Return the lines below that carry the word "this".

▼

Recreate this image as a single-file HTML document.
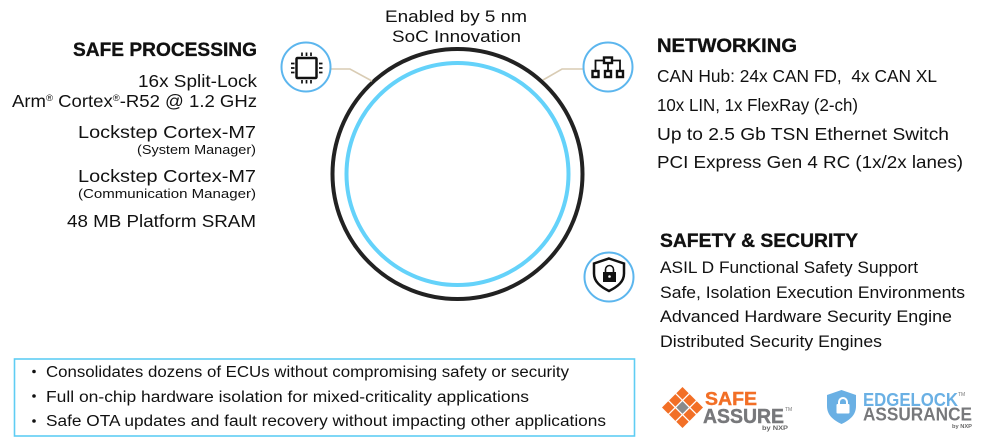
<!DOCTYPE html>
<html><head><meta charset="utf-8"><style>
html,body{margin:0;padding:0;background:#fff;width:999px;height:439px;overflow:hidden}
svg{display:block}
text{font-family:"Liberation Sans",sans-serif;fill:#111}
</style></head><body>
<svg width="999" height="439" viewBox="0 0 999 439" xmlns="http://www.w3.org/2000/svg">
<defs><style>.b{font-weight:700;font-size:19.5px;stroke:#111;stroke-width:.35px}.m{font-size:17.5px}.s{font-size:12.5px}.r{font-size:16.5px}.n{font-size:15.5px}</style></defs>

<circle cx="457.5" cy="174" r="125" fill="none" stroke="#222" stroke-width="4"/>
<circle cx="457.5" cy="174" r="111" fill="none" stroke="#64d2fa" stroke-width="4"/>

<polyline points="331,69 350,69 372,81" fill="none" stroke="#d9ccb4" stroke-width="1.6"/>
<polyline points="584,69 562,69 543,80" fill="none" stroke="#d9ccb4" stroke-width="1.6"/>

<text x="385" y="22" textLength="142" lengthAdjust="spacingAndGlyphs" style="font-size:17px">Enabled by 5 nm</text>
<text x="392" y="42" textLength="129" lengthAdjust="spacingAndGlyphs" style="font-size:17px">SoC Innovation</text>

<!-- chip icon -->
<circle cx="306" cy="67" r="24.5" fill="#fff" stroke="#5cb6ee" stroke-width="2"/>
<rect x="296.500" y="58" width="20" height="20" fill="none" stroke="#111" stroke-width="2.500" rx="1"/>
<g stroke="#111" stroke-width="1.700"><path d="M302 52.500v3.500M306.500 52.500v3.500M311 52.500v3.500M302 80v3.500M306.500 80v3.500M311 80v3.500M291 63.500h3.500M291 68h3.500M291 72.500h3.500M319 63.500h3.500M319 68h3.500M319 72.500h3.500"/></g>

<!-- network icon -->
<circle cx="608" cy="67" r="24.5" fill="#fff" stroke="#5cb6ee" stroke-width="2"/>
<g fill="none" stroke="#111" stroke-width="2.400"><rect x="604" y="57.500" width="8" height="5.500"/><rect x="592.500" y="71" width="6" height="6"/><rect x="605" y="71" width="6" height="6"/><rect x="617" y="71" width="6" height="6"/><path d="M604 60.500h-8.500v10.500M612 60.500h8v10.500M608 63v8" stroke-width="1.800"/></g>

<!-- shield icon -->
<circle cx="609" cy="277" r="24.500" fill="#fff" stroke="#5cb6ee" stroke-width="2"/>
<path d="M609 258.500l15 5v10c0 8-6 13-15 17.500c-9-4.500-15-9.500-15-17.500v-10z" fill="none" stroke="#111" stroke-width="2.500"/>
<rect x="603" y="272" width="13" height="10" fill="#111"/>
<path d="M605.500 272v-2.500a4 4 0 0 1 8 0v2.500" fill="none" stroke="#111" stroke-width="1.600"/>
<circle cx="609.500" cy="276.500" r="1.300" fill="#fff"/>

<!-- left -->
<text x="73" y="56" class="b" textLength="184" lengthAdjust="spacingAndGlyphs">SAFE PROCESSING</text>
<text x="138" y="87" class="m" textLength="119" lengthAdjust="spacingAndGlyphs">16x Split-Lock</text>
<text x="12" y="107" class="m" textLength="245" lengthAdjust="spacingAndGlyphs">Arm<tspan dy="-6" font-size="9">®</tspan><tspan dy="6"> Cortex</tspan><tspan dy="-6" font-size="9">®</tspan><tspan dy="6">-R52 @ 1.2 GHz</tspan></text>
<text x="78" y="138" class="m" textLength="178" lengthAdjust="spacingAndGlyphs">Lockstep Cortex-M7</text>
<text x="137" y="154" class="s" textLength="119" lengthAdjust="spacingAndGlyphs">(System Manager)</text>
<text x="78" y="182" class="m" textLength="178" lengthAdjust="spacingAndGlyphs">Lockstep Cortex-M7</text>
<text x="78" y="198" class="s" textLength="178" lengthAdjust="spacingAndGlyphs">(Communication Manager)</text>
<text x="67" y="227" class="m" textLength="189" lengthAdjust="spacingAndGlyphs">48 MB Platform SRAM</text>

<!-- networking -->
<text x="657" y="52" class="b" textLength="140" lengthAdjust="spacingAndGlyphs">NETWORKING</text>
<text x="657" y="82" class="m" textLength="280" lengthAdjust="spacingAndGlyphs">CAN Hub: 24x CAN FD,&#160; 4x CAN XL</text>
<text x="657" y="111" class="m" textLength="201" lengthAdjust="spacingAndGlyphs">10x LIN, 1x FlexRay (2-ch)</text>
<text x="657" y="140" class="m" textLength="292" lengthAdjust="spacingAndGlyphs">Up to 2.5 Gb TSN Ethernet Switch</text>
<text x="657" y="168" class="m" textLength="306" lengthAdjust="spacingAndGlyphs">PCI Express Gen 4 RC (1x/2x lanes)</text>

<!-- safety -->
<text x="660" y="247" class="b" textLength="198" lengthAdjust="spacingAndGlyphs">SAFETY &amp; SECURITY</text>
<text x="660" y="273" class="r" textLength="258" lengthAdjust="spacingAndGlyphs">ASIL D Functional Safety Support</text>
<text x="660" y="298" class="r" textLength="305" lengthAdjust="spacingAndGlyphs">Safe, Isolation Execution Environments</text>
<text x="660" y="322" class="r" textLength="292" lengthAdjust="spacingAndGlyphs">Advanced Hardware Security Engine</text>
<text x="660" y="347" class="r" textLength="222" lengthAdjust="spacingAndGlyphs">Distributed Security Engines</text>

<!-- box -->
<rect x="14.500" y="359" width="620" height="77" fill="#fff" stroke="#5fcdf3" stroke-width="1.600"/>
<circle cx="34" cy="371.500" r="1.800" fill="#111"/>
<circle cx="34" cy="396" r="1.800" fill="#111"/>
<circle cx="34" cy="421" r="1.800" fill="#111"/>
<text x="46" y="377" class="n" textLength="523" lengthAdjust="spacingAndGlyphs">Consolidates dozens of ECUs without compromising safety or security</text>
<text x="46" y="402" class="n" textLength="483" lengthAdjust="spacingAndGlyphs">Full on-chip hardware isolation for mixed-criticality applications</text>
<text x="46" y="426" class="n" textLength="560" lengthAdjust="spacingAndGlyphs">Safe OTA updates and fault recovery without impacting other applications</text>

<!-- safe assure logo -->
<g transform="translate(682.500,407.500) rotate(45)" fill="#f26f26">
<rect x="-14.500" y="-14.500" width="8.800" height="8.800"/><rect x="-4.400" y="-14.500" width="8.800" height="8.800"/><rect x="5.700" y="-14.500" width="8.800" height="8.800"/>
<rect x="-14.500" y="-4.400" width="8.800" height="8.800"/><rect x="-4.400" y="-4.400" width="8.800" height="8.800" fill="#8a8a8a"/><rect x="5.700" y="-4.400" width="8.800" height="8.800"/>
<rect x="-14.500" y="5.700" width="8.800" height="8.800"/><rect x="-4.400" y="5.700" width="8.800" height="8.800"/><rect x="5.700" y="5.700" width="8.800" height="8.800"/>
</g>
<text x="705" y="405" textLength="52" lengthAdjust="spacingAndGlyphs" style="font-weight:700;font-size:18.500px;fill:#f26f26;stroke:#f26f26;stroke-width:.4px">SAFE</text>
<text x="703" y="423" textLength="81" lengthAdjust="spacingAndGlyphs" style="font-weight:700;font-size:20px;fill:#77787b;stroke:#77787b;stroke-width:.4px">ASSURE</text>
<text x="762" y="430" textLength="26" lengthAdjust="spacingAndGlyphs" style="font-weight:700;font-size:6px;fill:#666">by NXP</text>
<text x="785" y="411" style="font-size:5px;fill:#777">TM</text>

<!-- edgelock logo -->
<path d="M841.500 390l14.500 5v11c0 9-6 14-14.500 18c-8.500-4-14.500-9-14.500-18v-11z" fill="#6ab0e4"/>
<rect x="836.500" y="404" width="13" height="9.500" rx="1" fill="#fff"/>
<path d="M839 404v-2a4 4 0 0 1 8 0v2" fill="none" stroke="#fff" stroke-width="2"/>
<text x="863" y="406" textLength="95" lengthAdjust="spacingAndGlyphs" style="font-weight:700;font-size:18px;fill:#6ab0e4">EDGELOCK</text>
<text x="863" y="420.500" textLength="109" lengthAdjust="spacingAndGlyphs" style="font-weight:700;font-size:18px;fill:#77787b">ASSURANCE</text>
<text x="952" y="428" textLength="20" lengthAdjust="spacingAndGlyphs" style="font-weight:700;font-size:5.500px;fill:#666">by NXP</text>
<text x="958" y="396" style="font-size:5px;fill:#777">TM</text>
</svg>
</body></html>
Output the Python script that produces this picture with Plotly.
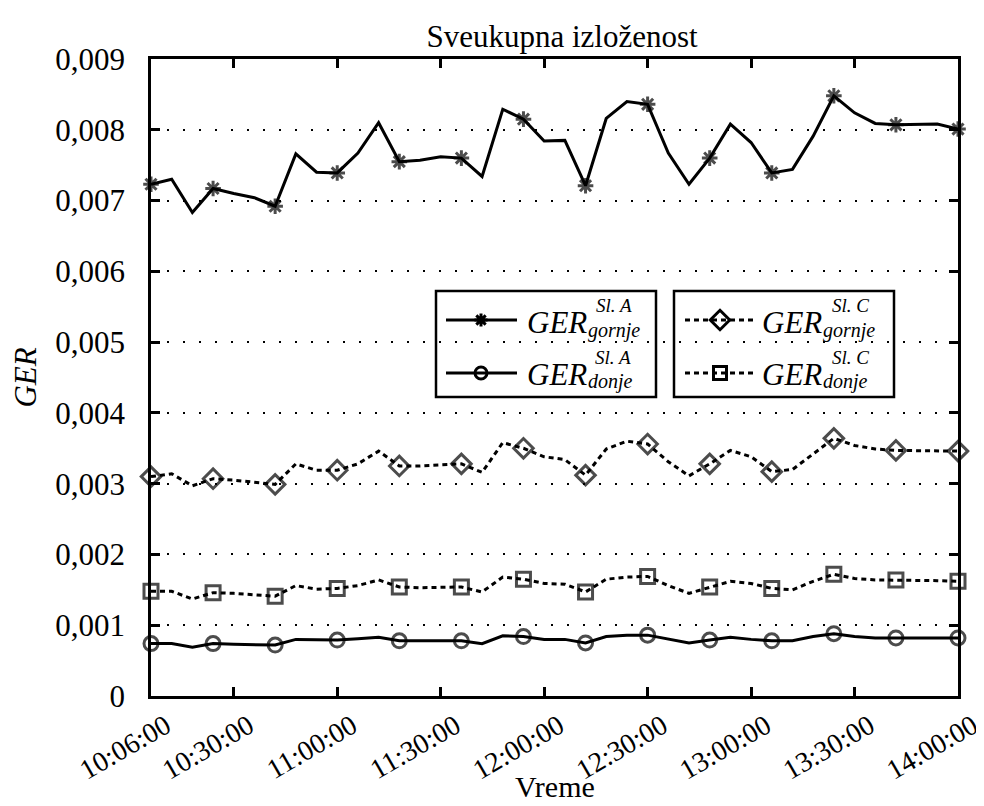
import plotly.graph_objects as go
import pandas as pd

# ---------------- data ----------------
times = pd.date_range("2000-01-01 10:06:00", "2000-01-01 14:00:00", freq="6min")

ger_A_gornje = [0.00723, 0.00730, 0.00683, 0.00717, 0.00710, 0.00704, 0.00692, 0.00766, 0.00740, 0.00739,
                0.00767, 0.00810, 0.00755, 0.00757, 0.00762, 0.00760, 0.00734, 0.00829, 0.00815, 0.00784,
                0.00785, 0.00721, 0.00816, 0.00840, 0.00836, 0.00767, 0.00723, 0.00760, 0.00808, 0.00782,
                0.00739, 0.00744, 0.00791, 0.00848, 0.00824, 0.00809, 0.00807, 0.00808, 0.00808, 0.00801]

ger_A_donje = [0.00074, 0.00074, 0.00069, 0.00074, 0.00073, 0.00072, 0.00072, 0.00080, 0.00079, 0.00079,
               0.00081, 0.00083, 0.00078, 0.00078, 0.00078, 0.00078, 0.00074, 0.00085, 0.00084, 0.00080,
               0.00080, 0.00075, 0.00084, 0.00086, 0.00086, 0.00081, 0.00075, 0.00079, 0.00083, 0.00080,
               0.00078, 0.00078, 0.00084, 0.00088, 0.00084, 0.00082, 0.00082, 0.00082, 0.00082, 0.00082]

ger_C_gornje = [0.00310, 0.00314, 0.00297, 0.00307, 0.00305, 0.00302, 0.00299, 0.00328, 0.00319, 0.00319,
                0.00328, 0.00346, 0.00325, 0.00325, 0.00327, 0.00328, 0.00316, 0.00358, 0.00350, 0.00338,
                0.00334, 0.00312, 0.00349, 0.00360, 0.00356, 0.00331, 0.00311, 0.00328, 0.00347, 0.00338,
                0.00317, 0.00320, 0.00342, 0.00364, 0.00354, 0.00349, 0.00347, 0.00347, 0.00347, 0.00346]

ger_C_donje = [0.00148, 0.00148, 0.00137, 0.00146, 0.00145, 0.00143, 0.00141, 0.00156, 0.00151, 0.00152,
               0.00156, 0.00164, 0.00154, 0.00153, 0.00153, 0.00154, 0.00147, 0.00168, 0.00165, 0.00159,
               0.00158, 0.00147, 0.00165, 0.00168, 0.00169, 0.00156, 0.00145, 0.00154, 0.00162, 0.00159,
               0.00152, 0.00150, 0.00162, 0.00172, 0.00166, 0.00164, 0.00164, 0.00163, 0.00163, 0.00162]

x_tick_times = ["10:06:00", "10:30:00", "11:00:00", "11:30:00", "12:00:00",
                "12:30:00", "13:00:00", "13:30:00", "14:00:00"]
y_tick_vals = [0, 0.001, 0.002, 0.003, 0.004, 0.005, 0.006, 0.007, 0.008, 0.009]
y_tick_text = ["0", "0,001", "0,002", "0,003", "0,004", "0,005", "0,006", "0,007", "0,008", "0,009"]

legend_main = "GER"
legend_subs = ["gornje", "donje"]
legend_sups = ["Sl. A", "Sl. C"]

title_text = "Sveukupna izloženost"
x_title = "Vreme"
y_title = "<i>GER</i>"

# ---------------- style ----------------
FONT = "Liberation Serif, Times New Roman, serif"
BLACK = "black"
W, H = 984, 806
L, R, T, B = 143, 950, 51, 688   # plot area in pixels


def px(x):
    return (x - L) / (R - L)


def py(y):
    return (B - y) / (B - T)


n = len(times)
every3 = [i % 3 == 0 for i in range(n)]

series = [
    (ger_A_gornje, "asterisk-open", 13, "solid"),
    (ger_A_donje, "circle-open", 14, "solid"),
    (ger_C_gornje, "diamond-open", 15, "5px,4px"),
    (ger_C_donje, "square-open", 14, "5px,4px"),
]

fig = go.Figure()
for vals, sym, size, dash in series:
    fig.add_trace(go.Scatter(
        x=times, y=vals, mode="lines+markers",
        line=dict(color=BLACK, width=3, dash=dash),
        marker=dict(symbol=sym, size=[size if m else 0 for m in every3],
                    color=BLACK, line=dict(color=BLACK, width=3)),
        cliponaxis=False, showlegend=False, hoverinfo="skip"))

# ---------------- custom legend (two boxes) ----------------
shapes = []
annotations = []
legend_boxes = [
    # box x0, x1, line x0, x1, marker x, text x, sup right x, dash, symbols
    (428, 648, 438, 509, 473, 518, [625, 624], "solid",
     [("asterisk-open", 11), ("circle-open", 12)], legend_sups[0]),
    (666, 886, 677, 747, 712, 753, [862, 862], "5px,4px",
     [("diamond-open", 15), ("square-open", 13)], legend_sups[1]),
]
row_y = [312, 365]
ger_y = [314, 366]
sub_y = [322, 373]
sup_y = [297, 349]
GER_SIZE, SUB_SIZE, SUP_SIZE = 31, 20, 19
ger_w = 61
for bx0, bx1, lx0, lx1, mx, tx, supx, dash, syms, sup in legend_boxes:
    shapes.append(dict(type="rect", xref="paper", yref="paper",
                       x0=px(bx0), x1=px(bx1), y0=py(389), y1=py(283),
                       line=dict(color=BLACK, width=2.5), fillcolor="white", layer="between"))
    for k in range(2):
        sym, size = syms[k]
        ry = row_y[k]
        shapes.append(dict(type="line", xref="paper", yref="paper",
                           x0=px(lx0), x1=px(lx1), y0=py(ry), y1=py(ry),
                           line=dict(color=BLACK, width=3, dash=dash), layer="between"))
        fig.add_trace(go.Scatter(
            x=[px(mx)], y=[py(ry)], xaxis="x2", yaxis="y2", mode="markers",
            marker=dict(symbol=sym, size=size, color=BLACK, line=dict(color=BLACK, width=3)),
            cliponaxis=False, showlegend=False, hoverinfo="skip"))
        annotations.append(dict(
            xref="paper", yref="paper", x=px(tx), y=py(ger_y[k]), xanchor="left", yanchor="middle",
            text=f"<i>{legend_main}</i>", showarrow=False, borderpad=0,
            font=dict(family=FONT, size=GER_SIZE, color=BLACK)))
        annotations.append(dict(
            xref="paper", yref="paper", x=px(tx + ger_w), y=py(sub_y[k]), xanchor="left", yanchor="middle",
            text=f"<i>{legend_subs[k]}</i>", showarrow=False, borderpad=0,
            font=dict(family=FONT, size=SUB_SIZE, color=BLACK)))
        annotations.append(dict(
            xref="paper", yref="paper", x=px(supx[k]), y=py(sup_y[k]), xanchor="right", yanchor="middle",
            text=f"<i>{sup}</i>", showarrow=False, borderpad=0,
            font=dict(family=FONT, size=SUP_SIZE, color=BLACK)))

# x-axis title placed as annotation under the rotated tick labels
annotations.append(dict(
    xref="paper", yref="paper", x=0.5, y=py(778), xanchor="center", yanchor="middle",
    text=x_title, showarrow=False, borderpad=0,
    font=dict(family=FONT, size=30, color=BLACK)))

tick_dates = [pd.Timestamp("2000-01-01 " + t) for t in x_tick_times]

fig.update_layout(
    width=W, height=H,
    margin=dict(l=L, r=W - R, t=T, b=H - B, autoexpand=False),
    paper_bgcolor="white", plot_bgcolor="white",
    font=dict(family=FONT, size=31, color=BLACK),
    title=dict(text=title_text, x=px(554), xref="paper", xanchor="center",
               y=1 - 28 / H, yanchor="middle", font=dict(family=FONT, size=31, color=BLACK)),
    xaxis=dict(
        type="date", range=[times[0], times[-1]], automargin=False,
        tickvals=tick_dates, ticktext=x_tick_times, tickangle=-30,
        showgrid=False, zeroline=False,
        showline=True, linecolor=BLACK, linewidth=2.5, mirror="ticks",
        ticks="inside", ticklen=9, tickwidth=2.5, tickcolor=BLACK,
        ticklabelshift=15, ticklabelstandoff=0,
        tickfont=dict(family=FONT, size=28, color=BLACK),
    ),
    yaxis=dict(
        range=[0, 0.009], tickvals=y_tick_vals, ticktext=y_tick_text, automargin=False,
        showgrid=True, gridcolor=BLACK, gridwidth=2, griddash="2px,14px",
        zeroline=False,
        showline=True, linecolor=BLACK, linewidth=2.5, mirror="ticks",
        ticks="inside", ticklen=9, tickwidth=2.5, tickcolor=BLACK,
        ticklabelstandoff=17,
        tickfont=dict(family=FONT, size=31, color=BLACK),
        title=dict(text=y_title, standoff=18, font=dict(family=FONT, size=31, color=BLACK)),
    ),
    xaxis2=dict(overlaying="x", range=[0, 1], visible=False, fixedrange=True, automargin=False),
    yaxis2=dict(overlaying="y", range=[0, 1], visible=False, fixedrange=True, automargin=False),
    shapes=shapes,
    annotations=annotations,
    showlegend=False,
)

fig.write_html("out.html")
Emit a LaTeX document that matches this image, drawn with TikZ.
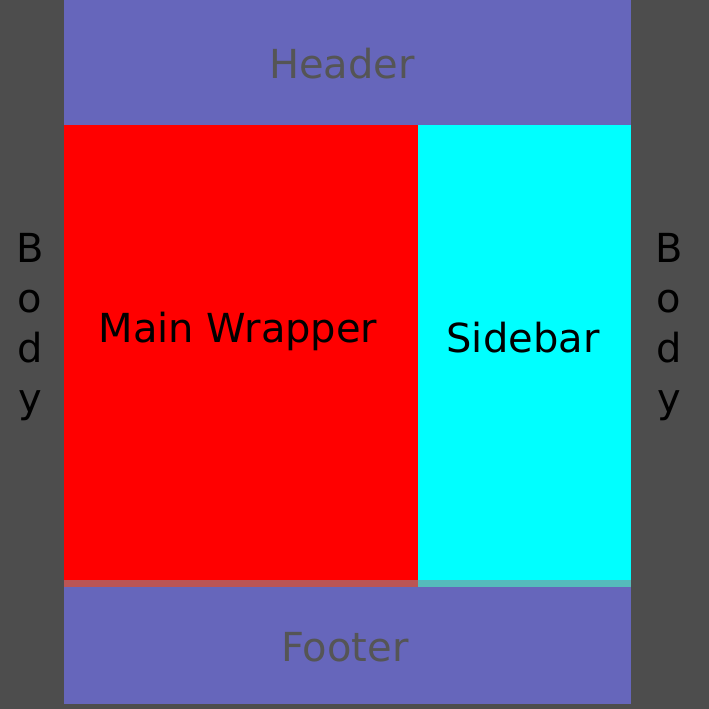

▲

## [Complete output]
Recreate this image as a single-file HTML document.
Output the Python script that produces this picture with Plotly.
Emit a LaTeX document that matches this image, drawn with TikZ.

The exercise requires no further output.